That is what Maria Kang’s message meant to me — not that you should feel bad about how you look, but that you should feel bad about not doing the things you love. Her thing just happened to be fitness — a lightening rod in the social media world and an especially sensitive topic for moms.
Don’t get me wrong, I absolutely understand how Kang’s meme is upsetting for some and I agree with Marci Warhaft Nadler on her Huffington Post rebuttal. I also found Rebecca Cuneo Keenan’s post about dominating laundry and take-out food hilarious — most days my family’s laundry kicks my ass, too.

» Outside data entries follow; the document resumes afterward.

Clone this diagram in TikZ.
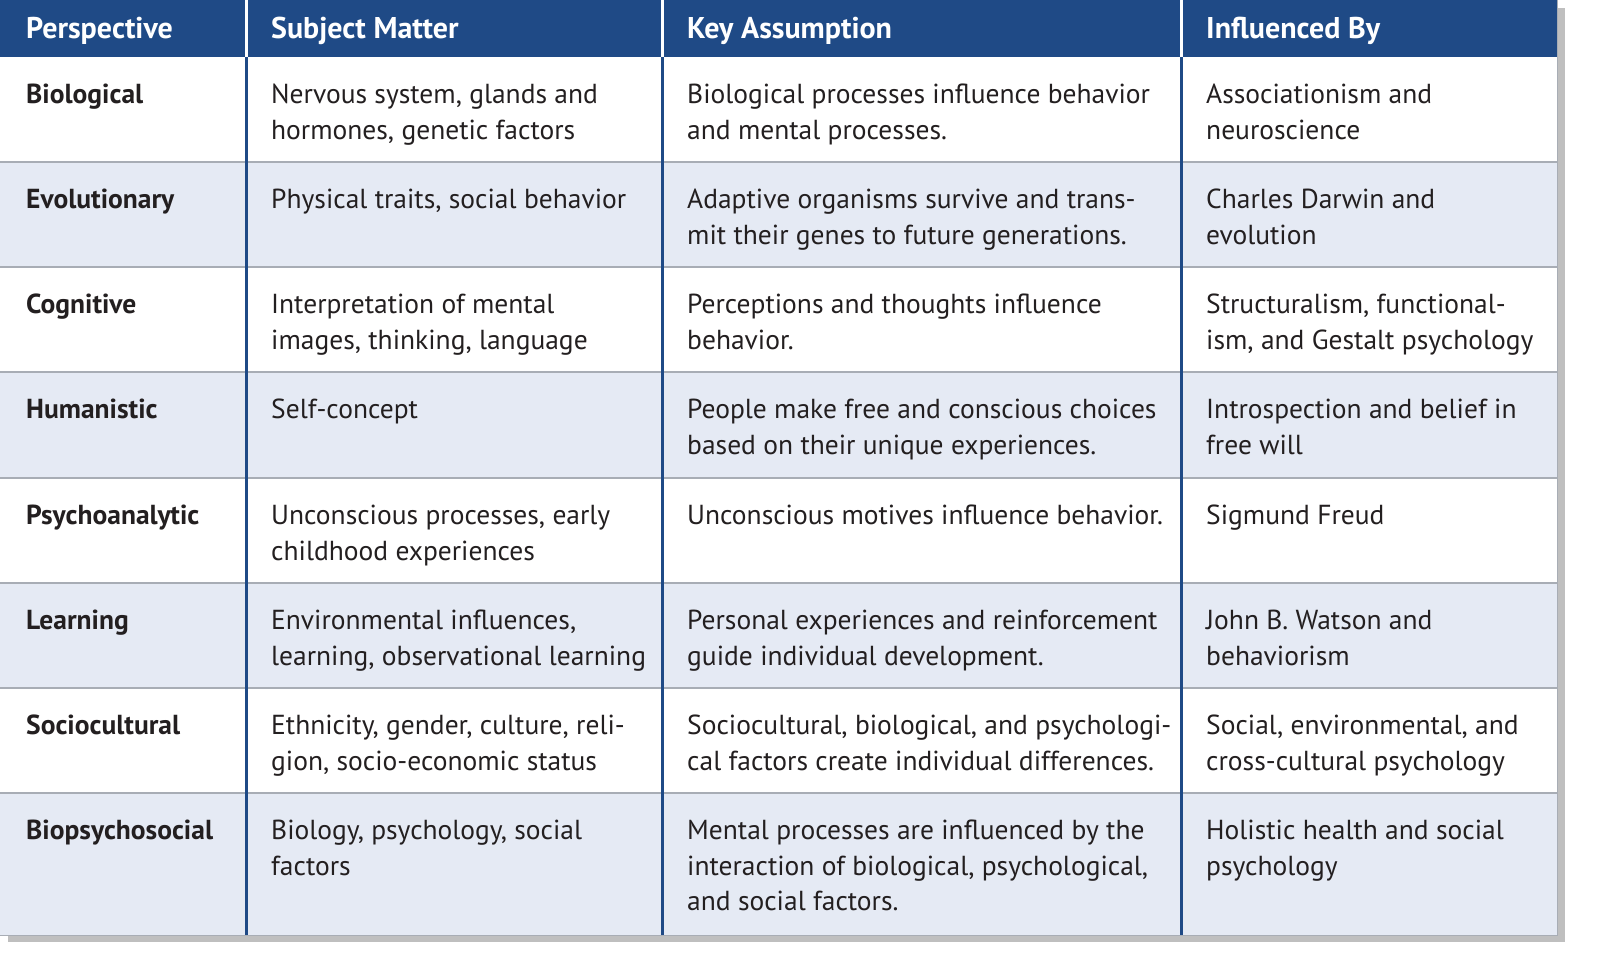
\documentclass[tikz,border=0pt]{standalone}
\usepackage{fontspec}
\setmainfont{PT Sans}
\definecolor{hdr}{HTML}{1F4A86}
\definecolor{alt}{HTML}{E5EAF4}
\definecolor{sep}{HTML}{A8ADB5}
\definecolor{txt}{HTML}{231F20}
\begin{document}
\begin{tikzpicture}[x=1pt,y=-1pt,
  cell/.style={anchor=north west,inner sep=0pt,align=left,font=\fontsize{27.5}{35.5}\selectfont,text=txt},
  head/.style={anchor=base west,inner sep=0pt,font=\fontsize{30}{32}\selectfont\bfseries,text=white},
  rowl/.style={cell,font=\fontsize{27.5}{35.5}\selectfont\bfseries}]
\useasboundingbox (0,0) rectangle (1600,963);
\fill[white] (0,0) rectangle (1600,963);
% shadow
\fill[black!25] (8,8) rectangle (1565,942);
\fill[white] (0,0) rectangle (1557,935);
% alternating rows
\foreach \t/\b in {162/267,372/478,583/688,793/935}{\fill[alt] (0,\t) rectangle (1557,\b);}
\fill[hdr] (0,0) rectangle (1557,57);
\foreach \y in {162,267,372,478,583,688,793}{\draw[sep,line width=2pt] (0,\y) -- (1557,\y);}
\draw[sep,line width=1pt] (1557,0) -- (1557,935) -- (0,935);
\foreach \x in {246,662,1181}{
  \draw[white,line width=3pt] (\x,0) -- (\x,57);
  \draw[hdr,line width=3pt] (\x,57) -- (\x,935);}
% header
\node[head] (h1) at (26,39) {Perspective};
\node[head] (h2) at (271,39) {Subject Matter};
\node[head] (h3) at (687,39) {Key Assumption};
\node[head] (h4) at (1206,39) {Influenced By};
% rows (top of text = baseline - 20)
\node[rowl] (a1) at (26,84) {Biological};
\node[cell] (a2) at (271,84) {Nervous system, glands and\\hormones, genetic factors};
\node[cell] (a3) at (687,84) {Biological processes influence behavior\\and mental processes.};
\node[cell] (a4) at (1206,84) {Associationism and\\neuroscience};
\node[rowl] (b1) at (26,189) {Evolutionary};
\node[cell] (b2) at (271,189) {Physical traits, social behavior};
\node[cell] (b3) at (687,189) {Adaptive organisms survive and trans-\\mit their genes to future generations.};
\node[cell] (b4) at (1206,189) {Charles Darwin and\\evolution};
\node[rowl] (c1) at (26,294) {Cognitive};
\node[cell] (c2) at (271,294) {Interpretation of mental\\images, thinking, language};
\node[cell] (c3) at (687,294) {Perceptions and thoughts influence\\behavior.};
\node[cell] (c4) at (1206,294) {Structuralism, functional-\\ism, and Gestalt psychology};
\node[rowl] (d1) at (26,399) {Humanistic};
\node[cell] (d2) at (271,399) {Self-concept};
\node[cell] (d3) at (687,399) {People make free and conscious choices\\based on their unique experiences.};
\node[cell] (d4) at (1206,399) {Introspection and belief in\\free will};
\node[rowl] (e1) at (26,505) {Psychoanalytic};
\node[cell] (e2) at (271,505) {Unconscious processes, early\\childhood experiences};
\node[cell] (e3) at (687,505) {Unconscious motives influence behavior.};
\node[cell] (e4) at (1206,505) {Sigmund Freud};
\node[rowl] (f1) at (26,610) {Learning};
\node[cell] (f2) at (271,610) {Environmental influences,\\learning, observational learning};
\node[cell] (f3) at (687,610) {Personal experiences and reinforcement\\guide individual development.};
\node[cell] (f4) at (1206,610) {John B. Watson and\\behaviorism};
\node[rowl] (g1) at (26,715) {Sociocultural};
\node[cell] (g2) at (271,715) {Ethnicity, gender, culture, reli-\\gion, socio-economic status};
\node[cell] (g3) at (687,715) {Sociocultural, biological, and psychologi-\\cal factors create individual differences.};
\node[cell] (g4) at (1206,715) {Social, environmental, and\\cross-cultural psychology};
\node[rowl] (h1r) at (26,820) {Biopsychosocial};
\node[cell] (h2r) at (271,820) {Biology, psychology, social\\factors};
\node[cell] (h3r) at (687,820) {Mental processes are influenced by the\\interaction of biological, psychological,\\and social factors.};
\node[cell] (h4r) at (1206,820) {Holistic health and social\\psychology};
\end{tikzpicture}
\end{document}
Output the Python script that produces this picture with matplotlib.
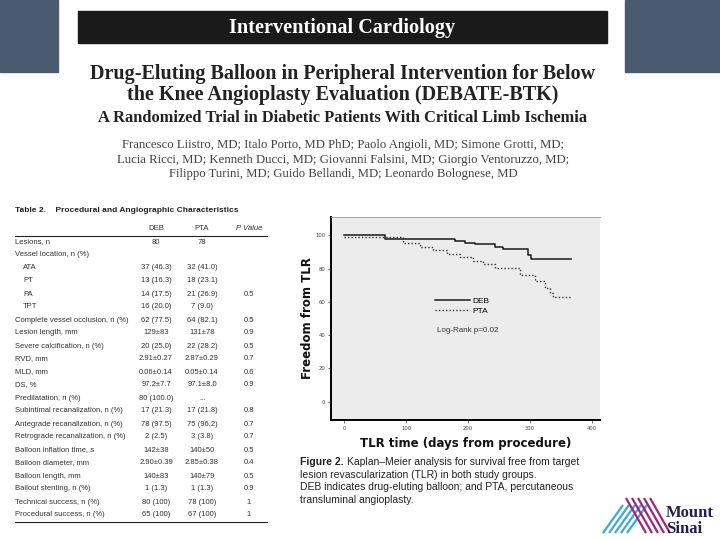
#!/usr/bin/env python3

import matplotlib
matplotlib.use('Agg')
import matplotlib.pyplot as plt
from matplotlib.patches import Rectangle
from matplotlib.lines import Line2D

W, H = 720, 540

# Kaplan-Meier curves
deb_days = [0, 66, 179, 195, 211, 244, 256, 297, 302, 366]
deb_free = [100, 98.0, 96.7, 95.6, 94.5, 93.2, 91.8, 88.0, 85.8, 85.8]
pta_days = [0, 95, 123, 144, 166, 187, 208, 224, 244, 284, 308, 324, 332, 337, 366]
pta_free = [98.8, 95.6, 92.9, 91.3, 89.0, 87.0, 84.7, 83.0, 80.3, 76.0, 72.7, 68.3, 65.6, 62.8, 62.8]
x_ticks = [0, 100, 200, 300, 400]
y_ticks = [0, 20, 40, 60, 80, 100]

# Table 2
row_labels = [
    'Lesions, n', 'Vessel location, n (%)', 'ATA', 'PT', 'PA', 'TPT',
    'Complete vessel occlusion, n (%)', 'Lesion length, mm',
    'Severe calcification, n (%)', 'RVD, mm', 'MLD, mm', 'DS, %',
    'Predilatation, n (%)', 'Subintimal recanalization, n (%)',
    'Antegrade recanalization, n (%)', 'Retrograde recanalization, n (%)',
    'Balloon inflation time, s', 'Balloon diameter, mm', 'Balloon length, mm',
    'Bailout stenting, n (%)', 'Technical success, n (%)', 'Procedural success, n (%)',
]
indented = ['ATA', 'PT', 'PA', 'TPT']
deb_col = ['80', '', '37 (46.3)', '13 (16.3)', '14 (17.5)', '16 (20.0)', '62 (77.5)',
           '129±83', '20 (25.0)', '2.91±0.27', '0.06±0.14', '97.2±7.7', '80 (100.0)',
           '17 (21.3)', '78 (97.5)', '2 (2.5)', '142±38', '2.90±0.39', '140±83',
           '1 (1.3)', '80 (100)', '65 (100)']
pta_col = ['78', '', '32 (41.0)', '18 (23.1)', '21 (26.9)', '7 (9.0)', '64 (82.1)',
           '131±78', '22 (28.2)', '2.87±0.29', '0.05±0.14', '97.1±8.0', '...',
           '17 (21.8)', '75 (96.2)', '3 (3.8)', '140±50', '2.85±0.38', '140±79',
           '1 (1.3)', '78 (100)', '67 (100)']
p_col = ['', '', '', '', '0.5', '', '0.5', '0.9', '0.5', '0.7', '0.6', '0.9', '',
         '0.8', '0.7', '0.7', '0.5', '0.4', '0.5', '0.9', '1', '1']

authors = [
    'Francesco Liistro, MD; Italo Porto, MD PhD; Paolo Angioli, MD; Simone Grotti, MD;',
    'Lucia Ricci, MD; Kenneth Ducci, MD; Giovanni Falsini, MD; Giorgio Ventoruzzo, MD;',
    'Filippo Turini, MD; Guido Bellandi, MD; Leonardo Bolognese, MD',
]
caption = [
    'lesion revascularization (TLR) in both study groups.',
    'DEB indicates drug-eluting balloon; and PTA, percutaneous',
    'transluminal angioplasty.',
]


def fx(x):
    return x / W


def fy(y):
    return 1 - y / H


fig = plt.figure(figsize=(7.2, 5.4), dpi=100)
fig.patch.set_facecolor('white')

serif = ['Liberation Serif', 'DejaVu Serif']
sans = ['Liberation Sans', 'DejaVu Sans']
txt = '#333333'

# slide decoration
side = '#4a5a6f'
fig.patches.append(Rectangle((0, fy(72)), fx(58), 72 / H, transform=fig.transFigure,
                             color=side, zorder=0))
fig.patches.append(Rectangle((fx(625), fy(72)), fx(95), 72 / H, transform=fig.transFigure,
                             color=side, zorder=0))
fig.patches.append(Rectangle((fx(78), fy(43)), fx(607 - 78), 32 / H, transform=fig.transFigure,
                             color='#1a1a1a', zorder=1))

fig.text(fx(342), fy(28), 'Interventional Cardiology', color='white', family=serif,
         weight='bold', fontsize=14.6, ha='center', va='center')
fig.text(fx(343), fy(74), 'Drug-Eluting Balloon in Peripheral Intervention for Below',
         family=serif, weight='bold', fontsize=14.5, ha='center', va='center', color='#222222')
fig.text(fx(343), fy(95), 'the Knee Angioplasty Evaluation (DEBATE-BTK)',
         family=serif, weight='bold', fontsize=14.5, ha='center', va='center', color='#222222')
fig.text(fx(343), fy(118), 'A Randomized Trial in Diabetic Patients With Critical Limb Ischemia',
         family=serif, weight='bold', fontsize=11.8, ha='center', va='center', color='#222222')
for i, line in enumerate(authors):
    fig.text(fx(343), fy(145 + i * 14.5), line, family=serif, fontsize=9.2,
             ha='center', va='center', color='#444444')

# table
fig.text(fx(15), fy(211), 'Table 2.    Procedural and Angiographic Characteristics',
         family=sans, weight='bold', fontsize=6.0, ha='left', va='center', color='#222222')
for name, xc in [('DEB', 156), ('PTA', 202), ('P Value', 249)]:
    fig.text(fx(xc), fy(229), name, family=sans, fontsize=5.6, ha='center', va='center',
             color=txt, style='italic' if name.startswith('P ') else 'normal')
fig.add_artist(Line2D([fx(15), fx(267)], [fy(236), fy(236)], color='#222222', lw=0.8))
for i, lab in enumerate(row_labels):
    y = fy(242 + i * 13.0)
    indent = 8 if lab in indented else 0
    fig.text(fx(15 + indent), y, lab, family=sans, fontsize=5.5, ha='left', va='center',
             color=txt)
    fig.text(fx(156), y, deb_col[i], family=sans, fontsize=5.5, ha='center', va='center',
             color=txt)
    fig.text(fx(202), y, pta_col[i], family=sans, fontsize=5.5, ha='center', va='center',
             color=txt)
    fig.text(fx(249), y, p_col[i], family=sans, fontsize=5.5, ha='center', va='center',
             color=txt)
fig.add_artist(Line2D([fx(15), fx(267)], [fy(522), fy(522)], color='#222222', lw=0.8))

# Kaplan-Meier plot
ax = fig.add_axes([fx(331), fy(420), fx(600 - 331), (420 - 217) / H])
ax.set_facecolor('#ececec')
ax.step(deb_days, deb_free, where='post', color='#1a1a1a', lw=1.1, label='DEB')
ax.step(pta_days, pta_free, where='post', color='#333333', lw=1.0, ls=(0, (1, 1.5)), label='PTA')
ax.set_xlim(-21, 413)
ax.set_ylim(-11, 111)
ax.set_xticks(x_ticks)
ax.set_yticks(y_ticks)
ax.tick_params(labelsize=3.8, length=2, width=0.5, colors='#444444', pad=2)
ax.spines['left'].set_linewidth(1.4)
ax.spines['bottom'].set_linewidth(1.4)
ax.spines['right'].set_visible(False)
ax.spines['top'].set_color('#999999')
ax.spines['top'].set_linewidth(0.6)
ax.set_xlabel('TLR time (days from procedure)', family=['DejaVu Sans'], weight='bold',
              fontsize=8.5, labelpad=5, color='#111111')
ax.set_ylabel('Freedom from TLR', family=['DejaVu Sans'], weight='bold', fontsize=8.5,
              labelpad=1, color='#111111')
ax.legend(loc='upper left', bbox_to_anchor=(0.36, 0.64), frameon=False,
          handlelength=4.2, handletextpad=0.3, labelspacing=0.2, prop={'family': sans, 'size': 6})
ax.text(0.395, 0.44, 'Log-Rank p=0.02', transform=ax.transAxes, family=sans, fontsize=5.8,
        color='#333333', va='center')

# caption
fig_lbl = fig.text(fx(300), fy(462), 'Figure 2.', family=sans, weight='bold', fontsize=7.5,
                   va='center', ha='left', color='#222222')
fig.canvas.draw()
bb = fig_lbl.get_window_extent(renderer=fig.canvas.get_renderer())
fig.text(bb.x1 / W + fx(3), fy(462), 'Kaplan\u2013Meier analysis for survival free from target',
         family=sans, fontsize=7.5, va='center', ha='left', color='#222222')
for i, line in enumerate(caption):
    fig.text(fx(300), fy(475 + i * 12.3), line, family=sans, fontsize=7.5, va='center',
             ha='left', color='#222222')

# Mount Sinai logo
for k in range(5):
    x0 = 603 + k * 6
    fig.add_artist(Line2D([fx(x0), fx(x0 + 20)], [fy(533), fy(505)], color='#3fa9d6',
                          lw=1.6, solid_capstyle='butt'))
for k in range(5):
    x0 = 626 + k * 6
    fig.add_artist(Line2D([fx(x0), fx(x0 + 20)], [fy(498), fy(533)], color='#a0257e',
                          lw=1.6, solid_capstyle='butt'))
fig.text(fx(666), fy(513), 'Mount', family=serif, weight='bold', fontsize=12, va='center',
         ha='left', color='#221f4b')
fig.text(fx(666), fy(529), 'Sinai', family=serif, weight='bold', fontsize=12, va='center',
         ha='left', color='#221f4b')

fig.savefig('out.png', dpi=100)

But think about what makes you happy. For example, my friend Cara wrote on Facebook last week that she was starting to bake buns at 8:30 p.m. — which I think is awesome. Making healthy food from scratch is her passion. The closer we get to Halloween the more awesome crafts I’ve seen, and a number of blogs I’ve read are written by moms who stay up late to make them. And don’t get me started on the Apartment Therapy posts featuring before-and-after photos of room makeovers (I just repainted my bathroom a gross brown just because it will hide dirt and poo better.) My point is that all of these women are doing stuff they dig, but you rarely see people lash out at interior decorators or home bakers.
So if it is planks you love — plank away. Same for crafters and bakers. Fitness isn't everyone's bag, but there's no excuse for not doing something you love.